Full agreement on the second paragraph. Comparison with others is part of the enjoyment for some people.

Sure, the flanderization of Dark Souls is bad. Sure, some people have dumb opinions and justify it with git gud. I wouldn't blame it on the lack of easy mode though.

I am generally against taking an established franchise to a completely new direction that alienates many of it's old fans, whether that be adding an easy mode or making it insanely hard. Therefore, I would reject it on these grounds. A better example would be creating a new franchise that is so hard that I can't beat it. I am perfectly fine with this shrug

I personally liked Sekiro because it doubled down on what the Souls games did well while removing most of the crap. One of my biggest pet peeves, the instadeath pits, were removed. This is something that had bugged me since the janky platforming of DS1, but people always defended that garbage with the nonsense elitist difficulty argument. Unfortunately the pits returned in ER, and are actually a pretty big issue in that game despite its dedicated jump button. Sekiro compensated with higher base boss difficulty, but those bosses also felt a lot tighter at the higher levels of play as well. I can pretty consistently do Genichiro, Owl Father, and Inner Isshin damageless, and doing them gives a great sense of mastery. I never got the same feeling with Malenia. ER bosses feel like I'm cheesing an algorithm rather than dueling, and Malenia in particular never felt good even after a bit of practice.

Sure, some people have dumb opinions and justify it with git gud. I wouldn't blame it on the lack of easy mode though.

It definitely doesn't help, as it helps to entrench the series as unwelcoming to players who can't adapt to the arbitrary difficulty. That's the elitism people are defending.

I am generally against taking an established franchise to a completely new direction that alienates many of it's old fans, whether that be adding an easy mode or making it insanely hard.

"It shouldn't have an easy mode because it didn't have one before" is a goofy argument. Further, I feel like you just ignored the point of my hypothetical, i.e. the arbitrary exclusion, rather than addressing it.

I am generally against taking an established franchise to a completely new direction that alienates many of it's old fans, whether that be adding an easy mode or making it insanely hard.

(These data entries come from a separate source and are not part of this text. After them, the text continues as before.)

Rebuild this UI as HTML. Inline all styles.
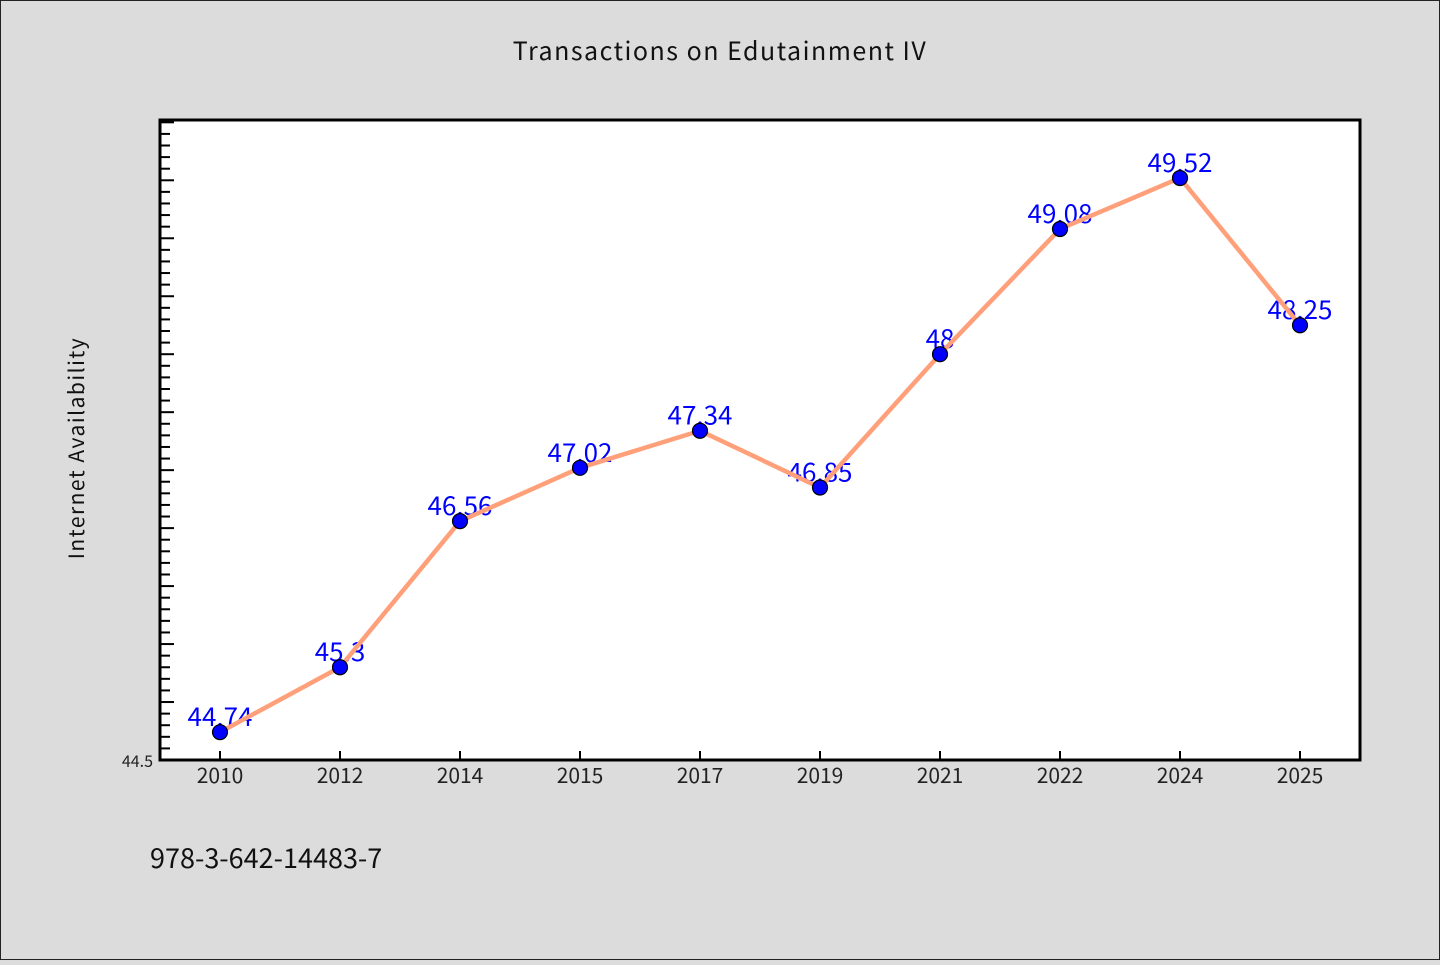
<!DOCTYPE html>
<html><head><meta charset="utf-8"><style>
html,body{margin:0;padding:0;background:#dcdcdc}
svg text{font-family:"WenQuanYi Zen Hei","Noto Sans CJK SC","Liberation Sans",sans-serif}
</style></head><body>
<svg width="1440" height="960" viewBox="0 0 1440 960" xmlns="http://www.w3.org/2000/svg">
<rect x="0.5" y="0.5" width="1439" height="959" fill="#dcdcdc" stroke="#222" stroke-width="1"/>
<text x="720" y="60" text-anchor="middle" font-size="25" letter-spacing="1.5" fill="#111">Transactions on Edutainment IV</text>
<rect x="160" y="120" width="1200" height="640" fill="#fff" stroke="#000" stroke-width="3"/>
<text transform="translate(84,448) rotate(-90)" text-anchor="middle" font-size="21" letter-spacing="1.5" fill="#111">Internet Availability</text>
<text x="150" y="868" font-size="27" fill="#111">978-3-642-14483-7</text>
<g id="yticks"></g>
<g id="xticks"></g>
<g id="labels"></g>
<g id="series"></g>
</svg>
<script>
const categories=["2010","2012","2014","2015","2017","2019","2021","2022","2024","2025"];
const values=[44.74,45.3,46.56,47.02,47.34,46.85,48,49.08,49.52,48.25];
const valueLabels=["44.74","45.3","46.56","47.02","47.34","46.85","48","49.08","49.52","48.25"];
const yMin=44.5, yMax=50.02;
const L=160,R=1360,T=120,B=760;
const NS="http://www.w3.org/2000/svg";
function xs(i){return L+(i+0.5)*(R-L)/categories.length;}
function ys(v){return B-(v-yMin)/(yMax-yMin)*(B-T);}
function mk(t,a,p){const e=document.createElementNS(NS,t);for(const k in a)e.setAttribute(k,a[k]);p.appendChild(e);return e;}
const yt=document.getElementById('yticks');
for(let k=0;;k++){const v=yMin+k*0.1;if(v>yMax)break;const y=ys(v);const major=k%5===0;
const t=mk('line',{x1:161,x2:161+(major?13:9),y1:y,y2:y,stroke:'#000','stroke-width':2},yt);
}
const yl=mk('text',{x:153,y:767,'text-anchor':'end','font-size':16,fill:'#222'},yt);yl.textContent="44.5";

const xt=document.getElementById('xticks');
categories.forEach((c,i)=>{const x=xs(i);
const t=mk('line',{x1:x,x2:x,y1:B-1,y2:B-9,stroke:'#000','stroke-width':2},xt);

const l=mk('text',{x:x,y:783,'text-anchor':'middle','font-size':21,fill:'#222'},xt);l.textContent=c;
});
const lg=document.getElementById('labels');
values.forEach((v,i)=>{const l=mk('text',{x:xs(i),y:ys(v)-6,'text-anchor':'middle','font-size':26,fill:'#0000ff'},lg);l.textContent=valueLabels[i];
});
const sg=document.getElementById('series');
const pl=mk('polyline',{points:values.map((v,i)=>xs(i)+','+ys(v)).join(' '),fill:'none',stroke:'#ffa07a','stroke-width':4.5,'stroke-linejoin':'round'},sg);

values.forEach((v,i)=>{const c=mk('circle',{cx:xs(i),cy:ys(v),r:7.5,fill:'#0000ff',stroke:'#000','stroke-width':1.2},sg);
});
</script>
</body></html>
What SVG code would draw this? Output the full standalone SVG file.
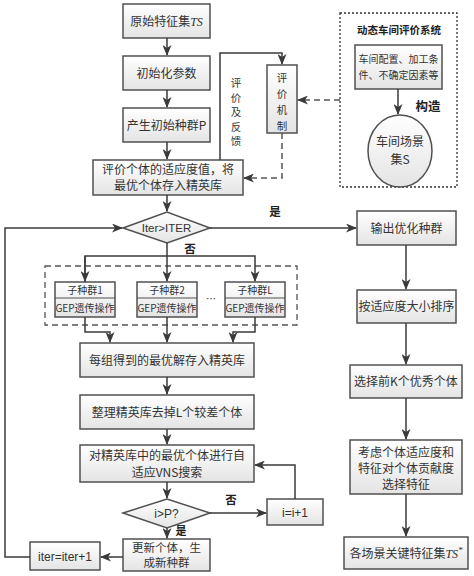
<svg xmlns="http://www.w3.org/2000/svg" width="474" height="576" viewBox="0 0 474 576">
<defs>
<linearGradient id="g" x1="0" y1="0" x2="0" y2="1"><stop offset="0" stop-color="#ffffff"/><stop offset="1" stop-color="#e4e4e4"/></linearGradient>
<marker id="a" markerUnits="userSpaceOnUse" markerWidth="11" markerHeight="9" refX="10" refY="4.5" orient="auto"><path d="M0,0 L11,4.5 L0,9 L3,4.5 z" fill="#3a3a3a"/></marker>
<style>
.b{fill:url(#g);stroke:#505050;stroke-width:1.5}
.t{font-family:"Noto Sans CJK SC","Liberation Serif",serif;font-size:12px;fill:#333;text-anchor:middle}
.s{font-family:"Noto Sans CJK SC","Liberation Sans",sans-serif;font-size:10px;fill:#333;text-anchor:middle}
.v{font-family:"Noto Sans CJK SC","Liberation Sans",sans-serif;font-size:10.5px;fill:#333;text-anchor:middle}
.l{font-family:"Noto Sans CJK SC","Liberation Sans",sans-serif;font-size:11.5px;font-weight:bold;fill:#222;text-anchor:middle}
.e{font-family:"Liberation Serif",serif;font-style:italic}
.c{fill:none;stroke:#3a3a3a;stroke-width:1.5}
.d{fill:none;stroke:#555;stroke-width:1.5;stroke-dasharray:6,4}
</style>
</defs>
<rect width="474" height="576" fill="#fff"/>
<g id="n1"><rect class="b" x="123" y="4" width="87" height="34"/><text class="t" x="166.5" y="25.5">原始特征集<tspan class="e">TS</tspan></text></g>
<g id="n2"><rect class="b" x="123" y="56" width="87" height="34"/><text class="t" x="166.5" y="77.5">初始化参数</text></g>
<g id="n3"><rect class="b" x="123" y="108" width="87" height="34"/><text class="t" x="166.5" y="129.5">产生初始种群P</text></g>
<g id="n4"><rect class="b" x="93" y="160" width="150" height="35"/><text class="t" x="168" y="174">评价个体的适应度值，将</text><text class="t" x="168" y="190">最优个体存入精英库</text></g>
<g id="n5"><rect class="b" x="267" y="65" width="30" height="68"/><text class="v" x="282" y="82">评</text><text class="v" x="282" y="98">价</text><text class="v" x="282" y="114">机</text><text class="v" x="282" y="130">制</text></g>
<g id="lbl-feedback"><text class="v" x="236" y="87">评</text><text class="v" x="236" y="101.5">价</text><text class="v" x="236" y="116">及</text><text class="v" x="236" y="130.5">反</text><text class="v" x="236" y="145">馈</text></g>
<g id="sys"><rect x="340" y="13" width="117" height="174" fill="none" stroke="#333" stroke-width="1.3" stroke-dasharray="2,2"/><text class="l" x="399" y="34" style="font-size:10.5px">动态车间评价系统</text>
<g id="n6"><rect class="b" x="355" y="45" width="87" height="44"/><text class="s" x="398.5" y="63">车间配置、加工条</text><text class="s" x="398.5" y="79">件、不确定因素等</text></g>
<g id="n7"><ellipse cx="400" cy="151" rx="32" ry="36" fill="url(#g)" stroke="#505050" stroke-width="1.5"/><text class="t" x="400" y="146">车间场景</text><text class="t" x="400" y="164">集S</text></g>
<text class="l" x="428" y="111" style="font-size:12.5px">构造</text></g>
<g id="d1"><polygon class="b" points="123,228 167,212 210,228 167,243"/><text class="t" x="166.5" y="232" style="font-family:'Liberation Sans',sans-serif;font-size:11.5px">Iter&gt;ITER</text></g>
<g id="grp"><rect x="45" y="266" width="252" height="59" fill="none" stroke="#555" stroke-width="1.3" stroke-dasharray="6,4"/>
<g id="sp1"><rect class="b" x="55" y="282" width="60" height="35"/><line x1="55" y1="298" x2="115" y2="298" stroke="#505050" stroke-width="1.2"/><text class="s" x="85" y="294">子种群1</text><text class="s" x="85" y="311.5">GEP遗传操作</text></g>
<g id="sp2"><rect class="b" x="137" y="282" width="60" height="35"/><line x1="137" y1="298" x2="197" y2="298" stroke="#505050" stroke-width="1.2"/><text class="s" x="167" y="294">子种群2</text><text class="s" x="167" y="311.5">GEP遗传操作</text></g>
<text class="s" x="211" y="303">…</text>
<g id="spL"><rect class="b" x="225" y="282" width="60" height="35"/><line x1="225" y1="298" x2="285" y2="298" stroke="#505050" stroke-width="1.2"/><text class="s" x="255" y="294">子种群L</text><text class="s" x="255" y="311.5">GEP遗传操作</text></g></g>
<g id="n8"><rect class="b" x="80" y="343" width="174" height="34"/><text class="t" x="167" y="364.5">每组得到的最优解存入精英库</text></g>
<g id="n9"><rect class="b" x="80" y="395" width="174" height="34"/><text class="t" x="167" y="416.5">整理精英库去掉L个较差个体</text></g>
<g id="n10"><rect class="b" x="80" y="445" width="174" height="37"/><text class="t" x="167" y="460">对精英库中的最优个体进行自</text><text class="t" x="167" y="477">适应VNS搜索</text></g>
<g id="d2"><polygon class="b" points="123,513 167,499 210,513 167,528"/><text class="t" x="166.5" y="517.5" style="font-family:'Liberation Sans',sans-serif;font-size:12px">i&gt;P?</text></g>
<g id="n11"><rect class="b" x="267" y="499" width="56" height="26"/><text class="t" x="295" y="516.5" style="font-family:'Liberation Sans',sans-serif;font-size:12px">i=i+1</text></g>
<g id="n12"><rect class="b" x="123" y="539" width="87" height="32"/><text class="t" x="166.5" y="552" style="font-size:11.5px">更新个体，生</text><text class="t" x="166.5" y="567" style="font-size:11.5px">成新种群</text></g>
<g id="n13"><rect class="b" x="30" y="542" width="70" height="28"/><text class="t" x="65" y="560.5" style="font-family:'Liberation Sans',sans-serif;font-size:12px">iter=iter+1</text></g>
<g id="n14"><rect class="b" x="357" y="211" width="99" height="34"/><text class="t" x="406.5" y="232.5">输出优化种群</text></g>
<g id="n15"><rect class="b" x="357" y="290" width="99" height="33"/><text class="t" x="406.5" y="311">按适应度大小排序</text></g>
<g id="n16"><rect class="b" x="350" y="365" width="112" height="33"/><text class="t" x="406" y="386">选择前K个优秀个体</text></g>
<g id="n17"><rect class="b" x="350" y="440" width="112" height="54"/><text class="t" x="406" y="456.5">考虑个体适应度和</text><text class="t" x="406" y="472.5">特征对个体贡献度</text><text class="t" x="406" y="488.5">选择特征</text></g>
<g id="n18"><rect class="b" x="344" y="537" width="124" height="32"/><text class="t" x="406" y="558">各场景关键特征集<tspan class="e">TS</tspan><tspan class="e" dy="-5" font-size="9">*</tspan></text></g>
<g id="labels"><text class="l" x="275" y="216">是</text><text class="l" x="190" y="253">否</text><text class="l" x="231" y="504">否</text><text class="l" x="181" y="535" style="font-size:11px">是</text></g>
<g id="connectors">
<path class="c" d="M167,38 V55" marker-end="url(#a)"/>
<path class="c" d="M167,90 V107" marker-end="url(#a)"/>
<path class="c" d="M167,142 V159" marker-end="url(#a)"/>
<path class="c" d="M220,160 V53 H282 V64" marker-end="url(#a)"/>
<path class="d" d="M282,133 V178 H244" marker-end="url(#a)"/>
<path class="d" d="M340,100 H298" marker-end="url(#a)"/>
<path class="c" d="M398,89 V114" stroke-width="2" marker-end="url(#a)"/>
<path class="c" d="M167,195 V211" marker-end="url(#a)"/>
<path class="c" d="M210,228 H356" marker-end="url(#a)"/>
<path class="c" d="M167,243 V281" marker-end="url(#a)"/>
<path class="c" d="M85,282 V256 H255 V281" marker-end="url(#a)"/>
<path class="c" d="M85,256 V281" marker-end="url(#a)"/>
<path class="c" d="M85,317 V332 H110 V342" marker-end="url(#a)"/>
<path class="c" d="M167,317 V342" marker-end="url(#a)"/>
<path class="c" d="M255,317 V332 H233 V342" marker-end="url(#a)"/>
<path class="c" d="M167,377 V394" marker-end="url(#a)"/>
<path class="c" d="M167,429 V444" marker-end="url(#a)"/>
<path class="c" d="M167,482 V498" marker-end="url(#a)"/>
<path class="c" d="M210,513 H266" marker-end="url(#a)"/>
<path class="c" d="M295,499 V465 H255" marker-end="url(#a)"/>
<path class="c" d="M167,528 V538" marker-end="url(#a)"/>
<path class="c" d="M123,557 H101" marker-end="url(#a)"/>
<path class="c" d="M30,557 H5 V228 H122" marker-end="url(#a)"/>
<path class="c" d="M406,245 V289" marker-end="url(#a)"/>
<path class="c" d="M406,323 V364" marker-end="url(#a)"/>
<path class="c" d="M406,398 V439" marker-end="url(#a)"/>
<path class="c" d="M406,494 V536" marker-end="url(#a)"/>
</g>
</svg>
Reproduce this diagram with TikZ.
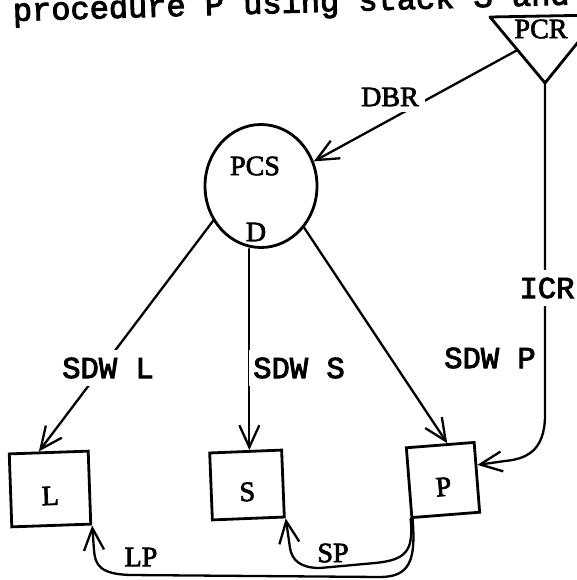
\documentclass[tikz,border=0pt]{standalone}
\usepackage{fontspec}
\newfontfamily\tw[FakeBold=3]{Liberation Mono}
\newfontfamily\rmlab[FakeBold=2.5]{Liberation Serif}
\usetikzlibrary{arrows.meta,shapes.geometric,calc}
\tikzset{
  line/.style={line width=2.3pt, line cap=round, line join=round},
  arr/.style={line, -{Straight Barb[length=22pt,width=20pt,line width=2.3pt]}},
  box/.style={draw, line width=2.8pt, rectangle, inner sep=0pt,
    font=\rmlab\fontsize{28}{31}\selectfont, text height=32pt, text depth=0pt},
  mono/.style={font=\tw\fontsize{30.5}{34}\selectfont, fill=white, inner xsep=4pt, inner ysep=8pt},
  serif/.style={font=\rmlab\fontsize{28}{31}\selectfont, inner sep=0pt}
}
\begin{document}
\begin{tikzpicture}[x=1pt,y=-1pt]
\useasboundingbox (0,0) rectangle (577,580);
\fill[white] (0,0) rectangle (577,580);

% title (cut off at the top, slightly tilted)
\node[anchor=base west, inner sep=0pt, rotate=1.7, font=\tw\fontsize{32}{36}\selectfont] (title) at (13,21) {procedure P using stack S and};

% boxes
\node[box, minimum width=79pt, minimum height=73pt, rotate=2] (L) at (50,489) {L};
\node[box, minimum width=72pt, minimum height=67pt, rotate=2.3] (S) at (247,485) {S};
\node[box, minimum width=68pt, minimum height=70pt, rotate=4.5] (P) at (443,480) {P};

% PCS circle
\node[draw, ellipse, line width=2.8pt, minimum width=112pt, minimum height=123pt, inner sep=0pt] (PCS) at (261,186) {};
\node[serif] (pcst) at (255,166) {PCS};
\node[serif] (dt) at (256,232) {D};

% PCR triangle
\coordinate (tl) at (490,17);
\coordinate (tr) at (600,15);
\coordinate (apex) at (545,83);
\draw[line width=2.8pt, line join=round] (tl) -- (tr) -- (apex) -- cycle;
\node[serif] (pcr) at (541,29) {PCR};

% connectors
\coordinate (dbrs) at ($(tl)!0.5!(apex)$);
\draw[arr] (dbrs) -- (PCS.25);

\coordinate (picr) at ($(P.north east)!0.33!(P.south east)$);
\draw[arr] (apex) -- (545,415) .. controls (545,452) and (525,459) .. (505,461) -- (picr);

\coordinate (ltip) at ($(L.north west)!0.38!(L.north east)$);
\draw[arr] (PCS.216) -- (ltip);
\coordinate (stip) at ($(S.north west)!0.55!(S.north east)$);
\draw[arr] (stip |- PCS.south) -- (stip);
\coordinate (ptip) at ($(P.north west)!0.6!(P.north east)$);
\draw[arr] (PCS.316) -- (ptip);

\draw[arr] ($(P.south west)+(2,0)$) .. controls (416,560) and (410,577) .. (380,577) -- (130,575) .. controls (100,574) and (95,565) .. (94,550) -- (L.south east);
\draw[arr] (P.south west) .. controls (414,552) and (405,560) .. (375,563) -- (320,568) .. controls (300,568) and (292,560) .. (290,548) -- (S.south east);

% labels
\node[serif, fill=white, inner sep=6pt] (dbr) at (390,97) {DBR};
\node[mono] (icr) at (547,288) {ICR};
\node[mono] (sdwl) at (108,368) {SDW L};
\node[mono] (sdws) at (299,368) {SDW S};
\node[mono] (sdwp) at (490,358) {SDW P};
\node[serif] (lp) at (141,557) {LP};
\node[serif] (sp) at (333,553) {SP};
\end{tikzpicture}
\end{document}
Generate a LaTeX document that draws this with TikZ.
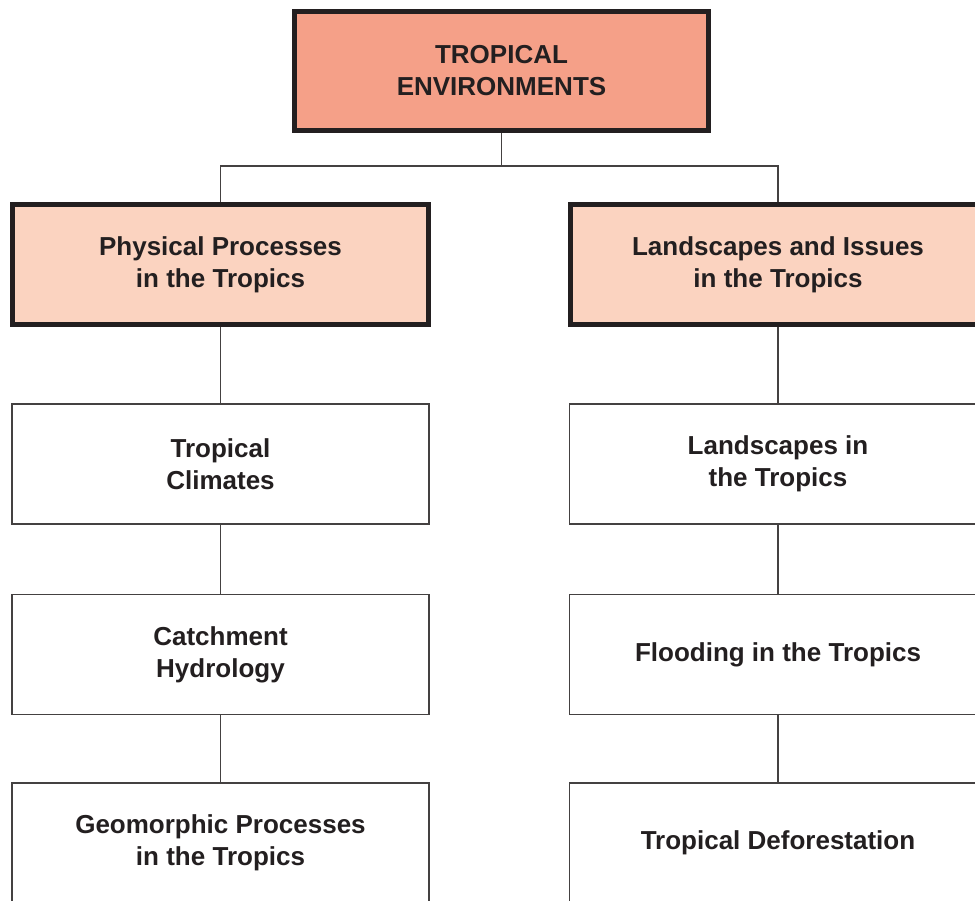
\documentclass[tikz,border=0pt]{standalone}
\usepackage{fontspec}
\setmainfont{Liberation Sans}
\definecolor{inkc}{HTML}{231F20}
\definecolor{topfill}{HTML}{F5A088}
\definecolor{midfill}{HTML}{FBD3C0}
\tikzset{
  x=1pt, y=-1pt,
  lbl/.style={align=center, text=inkc, font=\fontsize{26}{32}\selectfont\bfseries, inner sep=0pt},
  topbox/.style={lbl, draw=inkc, line width=5pt, fill=topfill, minimum width=414pt, minimum height=119pt},
  midbox/.style={lbl, draw=inkc, line width=5pt, fill=midfill, minimum width=416pt, minimum height=120pt},
  leafbox/.style={lbl, draw=inkc!85, line width=1.3pt, fill=white, minimum width=417pt, minimum height=120pt},
  link/.style={draw=inkc!85, line width=1.3pt}
}
\begin{document}
\begin{tikzpicture}
\useasboundingbox (0,0) rectangle (975,901);
\clip (0,0) rectangle (975,901);
\node[topbox] (top) at (501.5,71) {TROPICAL\\ENVIRONMENTS};
\node[midbox] (pp) at (220.5,264.5) {Physical Processes\\in the Tropics};
\node[midbox] (li) at (778,264.5) {Landscapes and Issues\\in the Tropics};
\node[leafbox] (tc) at (220.5,464) {Tropical\\Climates};
\node[leafbox] (ch) at (220.5,654.5) {Catchment\\Hydrology};
\node[leafbox] (gp) at (220.5,843) {Geomorphic Processes\\in the Tropics};
\node[leafbox] (lt) at (778,464) {Landscapes in\\the Tropics};
\node[leafbox] (ft) at (778,654.5) {Flooding in the Tropics};
\node[leafbox] (td) at (778,843) {Tropical Deforestation};
\coordinate (jn) at (501.5,166);
\draw[link] (top.south) -- (jn);
\draw[link] (pp.north) |- (jn) -| (li.north);
\draw[link] (pp.south) -- (tc.north);
\draw[link] (tc.south) -- (ch.north);
\draw[link] (ch.south) -- (gp.north);
\draw[link] (li.south) -- (lt.north);
\draw[link] (lt.south) -- (ft.north);
\draw[link] (ft.south) -- (td.north);
\end{tikzpicture}
\end{document}
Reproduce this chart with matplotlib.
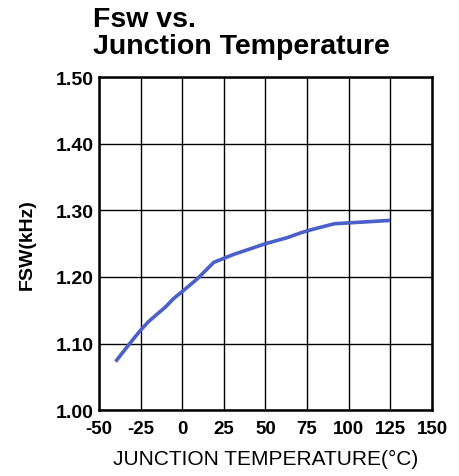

I do understand that, but I think what the established fans forget is that when the game first came out, they were new players and it wasn't developed to the point it is now after several years. Now new players are coming in at the level of the established players, not the level at which the game was first brought out, and that's a lot of the disjunction between "this is too damn hard" "well just git gud, noob".